The rate of housing starts sank to an annual pace of 458K in April, short of the consensus view for a level of 540K, as per Bloomberg's survey of economists. The fall was even steeper, considering that the previous month's results were revised up to 525K, from the 510K initially reported for March. Also, an indicator of future starts, Building Permits fell to 494K, down from the revised March figure of 511K.

Multi-Family Quirk

While the market worried about an apparent backslide for housing, we were soothed by an interesting aspect of the report. It seems single family housing starts rose across the country and in almost every major region. At the same time, multi-family housing starts, especially for structures of 5 units or more, dropped precipitously. So what do we take out of this then...

We know that during the bubble building years into the middle part of this decade, a building frenzy occurred. Real estate investors of all sorts, new and old, became intoxicated by home price appreciation. House flipping is the best evidence of this; folks were buying homes with the sole intention of selling them soon after for a quick profit. A lot of this occurred without major improvements being made to the properties. At the same time, a new construction frenzy spanned both single family and multi-family structures. But when things go bad and building stops, we believe there's logical reason for bigger projects to take longer to rev up anew.

Real estate investment can be a costly game, as developers take on the burden of debt to finance construction projects.

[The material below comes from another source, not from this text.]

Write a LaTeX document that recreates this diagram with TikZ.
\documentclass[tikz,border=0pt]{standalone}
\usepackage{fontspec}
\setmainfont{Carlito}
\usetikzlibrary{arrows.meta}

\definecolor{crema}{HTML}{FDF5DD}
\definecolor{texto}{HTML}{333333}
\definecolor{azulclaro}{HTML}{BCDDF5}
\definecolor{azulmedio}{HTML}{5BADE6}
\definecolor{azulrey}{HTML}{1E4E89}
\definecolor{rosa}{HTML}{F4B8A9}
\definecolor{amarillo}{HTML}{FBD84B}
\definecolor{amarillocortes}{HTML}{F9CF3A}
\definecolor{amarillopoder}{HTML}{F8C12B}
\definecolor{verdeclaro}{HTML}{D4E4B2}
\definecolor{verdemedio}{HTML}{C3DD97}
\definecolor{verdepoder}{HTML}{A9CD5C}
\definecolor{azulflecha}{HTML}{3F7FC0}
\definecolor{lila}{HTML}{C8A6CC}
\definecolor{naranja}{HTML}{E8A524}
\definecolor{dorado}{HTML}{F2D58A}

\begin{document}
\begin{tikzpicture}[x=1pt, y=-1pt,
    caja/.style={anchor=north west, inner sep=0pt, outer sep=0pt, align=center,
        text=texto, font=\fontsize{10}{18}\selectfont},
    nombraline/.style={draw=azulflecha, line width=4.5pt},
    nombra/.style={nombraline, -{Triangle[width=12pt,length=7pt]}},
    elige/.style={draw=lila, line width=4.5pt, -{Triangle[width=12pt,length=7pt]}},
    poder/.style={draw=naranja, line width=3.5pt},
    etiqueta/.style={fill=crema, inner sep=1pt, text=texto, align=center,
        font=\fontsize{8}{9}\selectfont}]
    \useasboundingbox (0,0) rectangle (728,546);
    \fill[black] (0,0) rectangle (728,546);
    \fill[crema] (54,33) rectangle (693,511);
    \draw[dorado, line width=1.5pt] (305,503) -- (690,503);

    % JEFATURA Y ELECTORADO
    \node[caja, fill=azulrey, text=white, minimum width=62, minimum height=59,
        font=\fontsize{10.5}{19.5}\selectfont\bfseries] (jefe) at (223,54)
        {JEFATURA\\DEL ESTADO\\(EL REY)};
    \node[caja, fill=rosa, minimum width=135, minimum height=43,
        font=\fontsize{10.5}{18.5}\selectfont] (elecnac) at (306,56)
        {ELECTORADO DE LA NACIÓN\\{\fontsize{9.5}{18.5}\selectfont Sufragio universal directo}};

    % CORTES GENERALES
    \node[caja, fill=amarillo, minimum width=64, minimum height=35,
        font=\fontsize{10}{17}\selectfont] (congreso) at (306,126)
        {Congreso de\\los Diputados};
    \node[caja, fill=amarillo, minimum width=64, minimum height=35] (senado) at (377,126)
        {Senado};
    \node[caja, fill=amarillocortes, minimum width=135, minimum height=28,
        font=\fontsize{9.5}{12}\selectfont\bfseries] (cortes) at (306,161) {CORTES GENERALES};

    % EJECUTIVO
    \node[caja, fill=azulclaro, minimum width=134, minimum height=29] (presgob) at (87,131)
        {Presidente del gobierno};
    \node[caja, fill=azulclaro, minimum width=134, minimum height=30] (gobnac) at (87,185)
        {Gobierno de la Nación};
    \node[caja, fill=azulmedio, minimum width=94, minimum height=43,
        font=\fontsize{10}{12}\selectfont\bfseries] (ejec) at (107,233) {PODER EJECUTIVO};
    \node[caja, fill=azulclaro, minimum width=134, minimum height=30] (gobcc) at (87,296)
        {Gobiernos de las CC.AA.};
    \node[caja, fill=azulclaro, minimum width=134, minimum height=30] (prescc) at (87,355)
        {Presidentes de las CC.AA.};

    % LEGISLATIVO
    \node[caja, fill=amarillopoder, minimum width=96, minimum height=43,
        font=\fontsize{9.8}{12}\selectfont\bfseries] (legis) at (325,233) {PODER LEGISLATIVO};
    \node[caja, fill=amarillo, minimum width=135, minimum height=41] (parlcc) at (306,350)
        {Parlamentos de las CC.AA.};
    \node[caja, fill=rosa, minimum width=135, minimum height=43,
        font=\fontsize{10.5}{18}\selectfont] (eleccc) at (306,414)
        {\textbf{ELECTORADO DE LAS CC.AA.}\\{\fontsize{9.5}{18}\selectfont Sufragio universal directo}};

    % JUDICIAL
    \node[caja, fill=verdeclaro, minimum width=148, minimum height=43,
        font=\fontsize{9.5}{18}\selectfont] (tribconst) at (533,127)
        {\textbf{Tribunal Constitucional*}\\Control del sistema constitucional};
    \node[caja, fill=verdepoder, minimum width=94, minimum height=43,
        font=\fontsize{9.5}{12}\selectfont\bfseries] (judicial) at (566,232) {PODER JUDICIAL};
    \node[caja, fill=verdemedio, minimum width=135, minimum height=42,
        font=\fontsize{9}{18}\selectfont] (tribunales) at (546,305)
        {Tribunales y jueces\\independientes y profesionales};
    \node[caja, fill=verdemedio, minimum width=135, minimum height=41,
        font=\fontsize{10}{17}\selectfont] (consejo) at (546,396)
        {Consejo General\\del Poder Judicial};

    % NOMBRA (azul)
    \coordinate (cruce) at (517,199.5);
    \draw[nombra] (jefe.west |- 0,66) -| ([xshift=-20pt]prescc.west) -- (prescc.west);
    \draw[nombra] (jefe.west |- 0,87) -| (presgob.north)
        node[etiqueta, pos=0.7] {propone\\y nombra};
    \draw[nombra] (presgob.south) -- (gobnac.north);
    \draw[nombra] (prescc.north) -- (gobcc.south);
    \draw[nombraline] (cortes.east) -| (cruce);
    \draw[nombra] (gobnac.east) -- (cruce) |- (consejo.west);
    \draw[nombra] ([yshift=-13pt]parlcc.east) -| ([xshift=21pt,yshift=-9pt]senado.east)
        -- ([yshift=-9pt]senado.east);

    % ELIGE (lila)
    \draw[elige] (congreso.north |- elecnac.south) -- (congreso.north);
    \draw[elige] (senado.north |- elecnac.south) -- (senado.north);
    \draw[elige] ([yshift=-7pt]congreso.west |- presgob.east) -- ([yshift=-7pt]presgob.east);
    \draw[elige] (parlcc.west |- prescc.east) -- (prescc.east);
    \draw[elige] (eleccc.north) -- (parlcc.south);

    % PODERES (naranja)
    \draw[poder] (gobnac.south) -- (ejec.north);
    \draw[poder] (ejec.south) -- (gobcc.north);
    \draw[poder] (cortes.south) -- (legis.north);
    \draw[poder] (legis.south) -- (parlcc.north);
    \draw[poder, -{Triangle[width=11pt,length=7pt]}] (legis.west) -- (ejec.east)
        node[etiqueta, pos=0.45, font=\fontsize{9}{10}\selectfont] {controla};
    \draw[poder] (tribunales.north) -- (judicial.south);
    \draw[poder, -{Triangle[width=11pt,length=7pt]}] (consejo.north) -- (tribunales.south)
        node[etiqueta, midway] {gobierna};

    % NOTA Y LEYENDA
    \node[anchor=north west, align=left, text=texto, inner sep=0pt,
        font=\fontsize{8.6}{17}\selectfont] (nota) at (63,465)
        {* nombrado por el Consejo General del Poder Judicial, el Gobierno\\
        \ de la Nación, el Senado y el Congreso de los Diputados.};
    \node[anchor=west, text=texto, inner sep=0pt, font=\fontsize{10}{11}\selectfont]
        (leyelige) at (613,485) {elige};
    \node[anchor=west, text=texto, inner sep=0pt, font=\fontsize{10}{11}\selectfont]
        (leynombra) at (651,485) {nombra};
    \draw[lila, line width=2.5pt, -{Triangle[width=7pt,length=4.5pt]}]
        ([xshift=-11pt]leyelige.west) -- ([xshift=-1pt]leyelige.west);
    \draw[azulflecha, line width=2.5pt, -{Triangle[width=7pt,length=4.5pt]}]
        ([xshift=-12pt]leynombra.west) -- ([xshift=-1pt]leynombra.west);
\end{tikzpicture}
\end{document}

Unfinished and idle property continues to cost the developer with each debt financing payment and each day a unit goes unsold. At the same time, bankers bear a big portion of the blow when developers leave empty projects to sink into the mud, and loan contracts to sink with them. Coming back from that kind of loss is not so easy... old wounds take time to heal and capital even longer to raise again.

Meanwhile, foreclosure property floods the real estate market with supply. Vacant homes available at low cost present a problem to the large multi-family developer. So, with an unsettled marketplace, who in their right mind would start a new project now? Not many it seems... The numbers tell the story.

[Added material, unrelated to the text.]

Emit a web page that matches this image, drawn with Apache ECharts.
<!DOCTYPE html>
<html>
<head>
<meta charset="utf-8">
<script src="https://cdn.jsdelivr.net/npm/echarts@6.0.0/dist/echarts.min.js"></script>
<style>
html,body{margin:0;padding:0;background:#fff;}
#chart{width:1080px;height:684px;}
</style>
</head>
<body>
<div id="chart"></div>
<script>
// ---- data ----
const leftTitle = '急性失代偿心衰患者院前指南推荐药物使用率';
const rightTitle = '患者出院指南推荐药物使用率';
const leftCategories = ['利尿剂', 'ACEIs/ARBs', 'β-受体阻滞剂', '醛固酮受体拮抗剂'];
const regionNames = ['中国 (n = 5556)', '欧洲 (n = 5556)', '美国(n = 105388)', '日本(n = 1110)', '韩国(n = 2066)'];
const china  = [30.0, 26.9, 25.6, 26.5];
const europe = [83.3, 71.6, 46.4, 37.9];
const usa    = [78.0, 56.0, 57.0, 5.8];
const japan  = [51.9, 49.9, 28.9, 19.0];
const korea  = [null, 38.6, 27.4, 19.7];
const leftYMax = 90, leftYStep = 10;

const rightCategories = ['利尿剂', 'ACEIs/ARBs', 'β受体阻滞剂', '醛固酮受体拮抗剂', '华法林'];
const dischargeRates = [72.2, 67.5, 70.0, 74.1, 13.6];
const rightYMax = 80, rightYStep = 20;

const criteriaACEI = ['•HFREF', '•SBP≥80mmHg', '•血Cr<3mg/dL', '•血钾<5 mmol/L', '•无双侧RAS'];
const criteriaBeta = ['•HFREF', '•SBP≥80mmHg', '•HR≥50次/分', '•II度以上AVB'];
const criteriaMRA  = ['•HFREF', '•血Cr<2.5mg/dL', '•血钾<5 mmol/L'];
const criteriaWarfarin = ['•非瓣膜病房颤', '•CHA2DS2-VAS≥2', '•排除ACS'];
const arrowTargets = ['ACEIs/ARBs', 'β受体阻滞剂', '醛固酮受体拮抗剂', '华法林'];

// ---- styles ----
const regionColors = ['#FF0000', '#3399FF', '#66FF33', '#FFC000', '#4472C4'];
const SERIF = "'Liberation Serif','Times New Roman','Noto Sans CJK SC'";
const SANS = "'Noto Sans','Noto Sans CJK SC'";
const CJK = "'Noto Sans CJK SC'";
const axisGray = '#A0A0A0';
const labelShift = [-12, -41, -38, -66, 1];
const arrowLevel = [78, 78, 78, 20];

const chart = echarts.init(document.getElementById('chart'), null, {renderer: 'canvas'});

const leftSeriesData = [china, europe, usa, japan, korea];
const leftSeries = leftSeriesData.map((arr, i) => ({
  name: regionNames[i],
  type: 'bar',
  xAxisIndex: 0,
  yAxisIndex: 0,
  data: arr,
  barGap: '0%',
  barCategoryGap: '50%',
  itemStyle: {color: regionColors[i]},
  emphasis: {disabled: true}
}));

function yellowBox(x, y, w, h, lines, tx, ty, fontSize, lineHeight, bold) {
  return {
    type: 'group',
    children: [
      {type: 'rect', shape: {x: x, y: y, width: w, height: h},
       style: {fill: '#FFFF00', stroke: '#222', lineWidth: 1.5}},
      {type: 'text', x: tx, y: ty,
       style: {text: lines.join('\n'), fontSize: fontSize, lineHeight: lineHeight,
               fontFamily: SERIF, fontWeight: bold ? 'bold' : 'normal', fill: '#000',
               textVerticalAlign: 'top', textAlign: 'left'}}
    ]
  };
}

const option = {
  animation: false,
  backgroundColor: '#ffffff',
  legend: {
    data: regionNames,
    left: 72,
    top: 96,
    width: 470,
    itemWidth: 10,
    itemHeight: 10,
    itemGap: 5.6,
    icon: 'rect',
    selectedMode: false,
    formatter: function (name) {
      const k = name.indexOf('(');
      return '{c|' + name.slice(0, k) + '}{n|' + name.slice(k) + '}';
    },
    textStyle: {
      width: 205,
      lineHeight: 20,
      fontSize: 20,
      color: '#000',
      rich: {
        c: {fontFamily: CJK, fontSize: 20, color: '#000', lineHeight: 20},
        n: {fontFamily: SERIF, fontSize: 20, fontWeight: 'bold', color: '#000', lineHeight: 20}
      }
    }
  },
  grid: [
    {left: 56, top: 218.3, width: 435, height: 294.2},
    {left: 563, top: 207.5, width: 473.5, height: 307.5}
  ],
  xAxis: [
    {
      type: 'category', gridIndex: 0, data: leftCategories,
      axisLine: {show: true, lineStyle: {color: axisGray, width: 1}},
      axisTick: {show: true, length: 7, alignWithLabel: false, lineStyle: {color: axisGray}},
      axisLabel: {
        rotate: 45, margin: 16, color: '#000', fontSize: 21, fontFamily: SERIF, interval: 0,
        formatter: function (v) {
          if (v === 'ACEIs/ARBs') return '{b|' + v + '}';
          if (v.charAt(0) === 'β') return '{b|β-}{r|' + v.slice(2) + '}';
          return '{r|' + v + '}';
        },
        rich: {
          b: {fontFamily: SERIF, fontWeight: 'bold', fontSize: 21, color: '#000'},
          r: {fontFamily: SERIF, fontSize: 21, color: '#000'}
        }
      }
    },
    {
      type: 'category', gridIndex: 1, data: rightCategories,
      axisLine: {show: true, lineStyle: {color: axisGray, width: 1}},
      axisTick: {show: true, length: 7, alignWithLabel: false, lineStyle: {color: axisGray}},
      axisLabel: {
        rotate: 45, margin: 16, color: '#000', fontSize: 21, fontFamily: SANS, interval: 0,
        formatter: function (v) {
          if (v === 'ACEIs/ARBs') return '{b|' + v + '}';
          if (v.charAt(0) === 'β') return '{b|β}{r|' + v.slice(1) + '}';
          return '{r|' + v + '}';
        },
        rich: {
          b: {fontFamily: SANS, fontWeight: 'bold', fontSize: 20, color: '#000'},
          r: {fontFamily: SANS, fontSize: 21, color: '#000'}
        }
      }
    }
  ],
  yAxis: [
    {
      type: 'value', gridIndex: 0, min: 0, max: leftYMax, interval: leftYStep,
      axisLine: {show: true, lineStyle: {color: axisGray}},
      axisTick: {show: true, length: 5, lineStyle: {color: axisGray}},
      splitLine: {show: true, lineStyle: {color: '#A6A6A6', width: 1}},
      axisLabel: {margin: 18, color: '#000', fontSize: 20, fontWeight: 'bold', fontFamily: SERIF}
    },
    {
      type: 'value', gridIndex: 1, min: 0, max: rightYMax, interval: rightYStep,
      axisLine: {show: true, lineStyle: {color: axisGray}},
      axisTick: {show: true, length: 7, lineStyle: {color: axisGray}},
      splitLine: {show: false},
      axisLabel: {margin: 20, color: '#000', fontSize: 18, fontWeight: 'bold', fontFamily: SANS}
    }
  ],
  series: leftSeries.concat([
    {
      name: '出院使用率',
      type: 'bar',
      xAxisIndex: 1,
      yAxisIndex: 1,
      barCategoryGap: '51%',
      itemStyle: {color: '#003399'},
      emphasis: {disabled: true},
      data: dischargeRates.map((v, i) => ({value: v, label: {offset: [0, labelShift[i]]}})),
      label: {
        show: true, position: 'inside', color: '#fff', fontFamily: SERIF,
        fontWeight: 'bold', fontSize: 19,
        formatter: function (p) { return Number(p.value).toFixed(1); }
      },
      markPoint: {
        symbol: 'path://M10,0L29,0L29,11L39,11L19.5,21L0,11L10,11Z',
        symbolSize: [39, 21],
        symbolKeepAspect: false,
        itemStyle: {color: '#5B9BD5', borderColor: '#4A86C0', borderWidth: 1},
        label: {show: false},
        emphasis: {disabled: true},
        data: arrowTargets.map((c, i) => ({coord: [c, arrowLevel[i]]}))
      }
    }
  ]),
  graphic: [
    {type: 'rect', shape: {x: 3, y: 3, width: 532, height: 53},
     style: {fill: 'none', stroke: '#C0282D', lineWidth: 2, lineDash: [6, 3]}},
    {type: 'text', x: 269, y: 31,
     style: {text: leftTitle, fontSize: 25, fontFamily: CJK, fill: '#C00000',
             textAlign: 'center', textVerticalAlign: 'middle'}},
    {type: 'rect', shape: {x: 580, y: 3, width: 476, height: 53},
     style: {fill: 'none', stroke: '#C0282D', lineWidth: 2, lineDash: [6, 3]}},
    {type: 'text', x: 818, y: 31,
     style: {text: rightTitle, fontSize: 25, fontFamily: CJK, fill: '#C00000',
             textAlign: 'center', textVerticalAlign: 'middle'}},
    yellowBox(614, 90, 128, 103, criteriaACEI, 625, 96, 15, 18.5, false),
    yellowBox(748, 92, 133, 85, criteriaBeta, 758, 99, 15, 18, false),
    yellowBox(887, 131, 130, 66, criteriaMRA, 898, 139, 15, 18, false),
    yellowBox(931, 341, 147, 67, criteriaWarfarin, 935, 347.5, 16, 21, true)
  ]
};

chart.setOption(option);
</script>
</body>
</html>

Monthly Change in Housing Starts

Total Starts

Single Family

Multi Family
April
-12.8%

+2.8%

-42.2%
By "Multi-Family," we refer here to structures of 5 units or more.

The Multi-Family Construction business seems to us a close cousin to commercial construction. While the end-market is different, we suspect investors/developers in commercial construction think like multi-family developers. So, we suspect that as goes commercial construction, so goes multi-family development. We venture to say it's more of a profiteer's game, whereas home building may have a more solid foundation. We also suspect that developers of single family homes expanded their businesses in the bubble years to include multi-family, and with the bursting of the bubble, contraction of that effort was likely first priority. Finally, when demand for housing wanes, it's logical that large housing structure blue prints be kept shelved.

The point of the article is to direct your attention to the growth in single family starts. It likely represents the ground bursting of another green shoot, and perhaps one you missed because of the impact multi-family starts had upon the overall results.